IN: BRANDÃO, Ignácio de Loyola. Cabeças de segunda-feira. Rio de Janeiro: Editora Codecri, 1983.

Edmodo, Feeds RSS e outros bichos

Neste ano iniciaremos em nossa disciplina o uso do Edmodo para a postagem de trabalhos. O visual é bem parecido com o do Facebook, ou seja, é bastante intuitivo e bem simples de acompanhar. As instruções para cadastro e os códigos de grupo [necessários no cadastro] estão neste link.

Outra coisa legal para quem tem que acompanhar vários blogs ao mesmo tempo [que é o caso de vocês com os blogs dos professores] é usar feeds RSS. O que é? Como funciona? O que ganho com isso? Tudo está respondido neste link.

Como fazer uma redação nota 10

O artigo abaixo, parte integrante do livro (Sobre)screvendo a Redação de Vestibular, é uma reflexão sobre a redação de vestibular, mas a abordagem utilizada o torna útil também para quem ainda não está às vésperas da tão esperada [e indevidamente temida] prova. Seguem a seguir o resumo do artigo e o link para download.
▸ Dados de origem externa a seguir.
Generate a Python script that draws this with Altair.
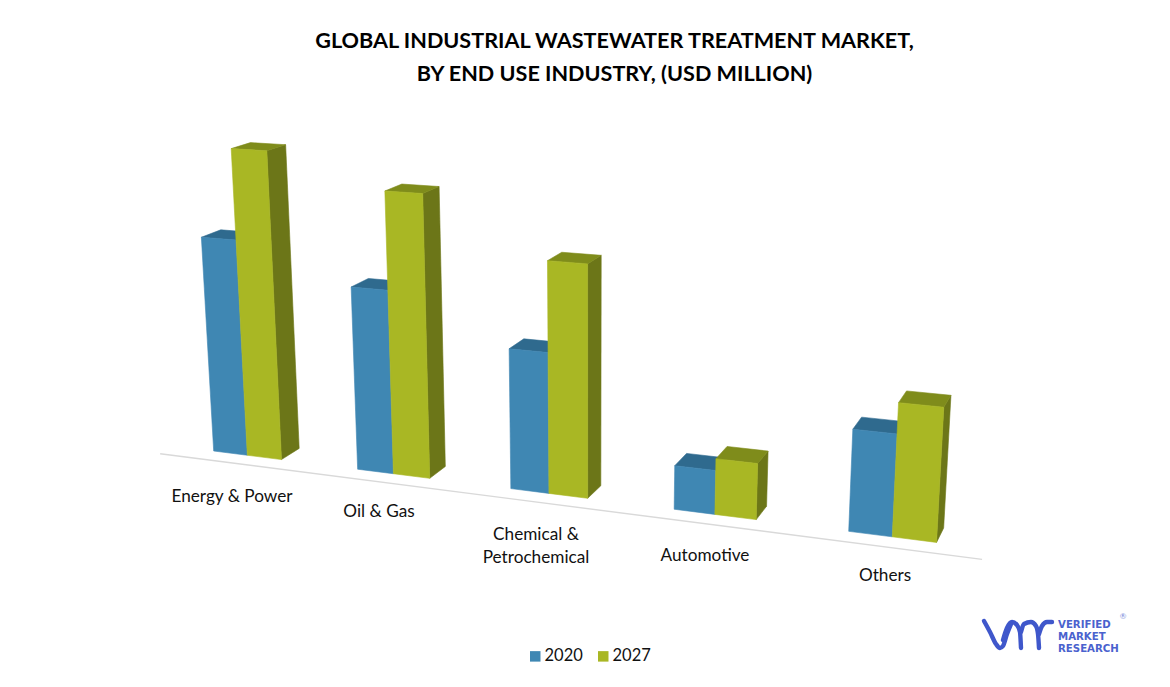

Resumo: O presente artigo discute a possibilidade de se produzirem textos de qualidade em situação de concurso vestibular. Para tanto, utilizando diferentes ferramentas, que contemplam aspectos lingüísticos, temáticos, pragmáticos, textuais e discursivos, analisamos dois textos autênticos, produzidos em situação de prova e avaliados com nota máxima. São enfatizados quesitos relevantes para a constituição de um texto autoral, que se situe para além das fórmulas/fôrmas que tantas vezes desviam o foco de atenção de professores (bem intencionados) e alunos (bem ansiosos), seja pelo compromisso de dar conta de uma estrutura pré-estabelecida, seja pelo excesso de preocupação com a correção gramatical em detrimento da organização e pertinência das idéias.

Palavras-chave: Redação de vestibular. Qualidades do texto. Criatividade e autoria.

SMITH, Marisa Magnus – Como se faz uma redação nota 10

Manoel de Barros – Matéria de Poesia (lido por Sandro Brincher)

Do que trata a poesia? Qual seu foco? De que ela se ocupa? Há infinitas respostas para essas perguntas, mas uma das mais bonitas é a do poeta Manoel de Barros, cuja obra está centrada justamente nas coisas mais pequenas, inúteis e imperceptíveis de nossa existência. O arquivo de áudio abaixo é minha leitura do poema “Matéria de Poesia”, no qual ele apresenta sua “teoria” sobre o(s) objeto(s) da poesia.

Manoel de Barros – Matéria de Poesia (lido por Brincher)

A Antônio Houaiss (1974)

Todas as coisas cujos valores podem ser
disputados no cuspe à distância
servem para a poesia

O homem que possui um pente
e uma árvore
serve para poesia

Terreno de 10×20, sujo de mato – os que
nele gorjeiam: detritos semoventes, latas
servem para poesia

Um chevrolé gosmento
Coleção de besouros abstêmios
O bule de Braque sem boca
são bons para poesia

As coisas que não levam a nada
têm grande importância

Cada coisa ordinária é um elemento de estima

Cada coisa sem préstimo
tem seu lugar
na poesia ou na geral

O que se encontra em ninho de joão-ferreira :
caco de vidro, garampos,
retratos de formatura,
servem demais para poesia

As coisas que não pretendem, como
por exemplo: pedras que cheiram
água, homens
que atravessam períodos de árvore,
se prestam para poesia

Tudo aquilo que nos leva a coisa nenhuma
e que você não pode vender no mercado
como, por exemplo, o coração verde
dos pássaros,
serve para poesia

As coisas que os líquenes comem
– sapatos, adjetivos –
tem muita importância para os pulmões
da poesia

Tudo aquilo que a nossa
civilização rejeita, pisa e mija em cima,
serve para poesia

Os loucos de água e estandarte
servem demais
O traste é ótimo
O pobre – diabo é colosso

Tudo que explique
o alicate cremoso
e o lodo das estrelas
serve demais da conta

Pessoas desimportantes
dão para poesia
qualquer pessoa ou escada

Tudo que explique
a lagartixa de esteira
e a laminação de sabiás
é muito importante para a poesia

O que é bom para o lixo é bom para poesia

Importante sobremaneira é a palavra repositório;
a palavra repositório eu conheço bem:
tem muitas repercussões
como um algibe entupido de silêncio
sabe a destroços

As coisas jogadas fora
têm grande importância
– como um homem jogado fora

IN: BARROS, Manoel de. Gramática Expositiva do Chão (Poesia quase toda). Rio de Janeiro: Ed. Civilização Brasileira, 1990.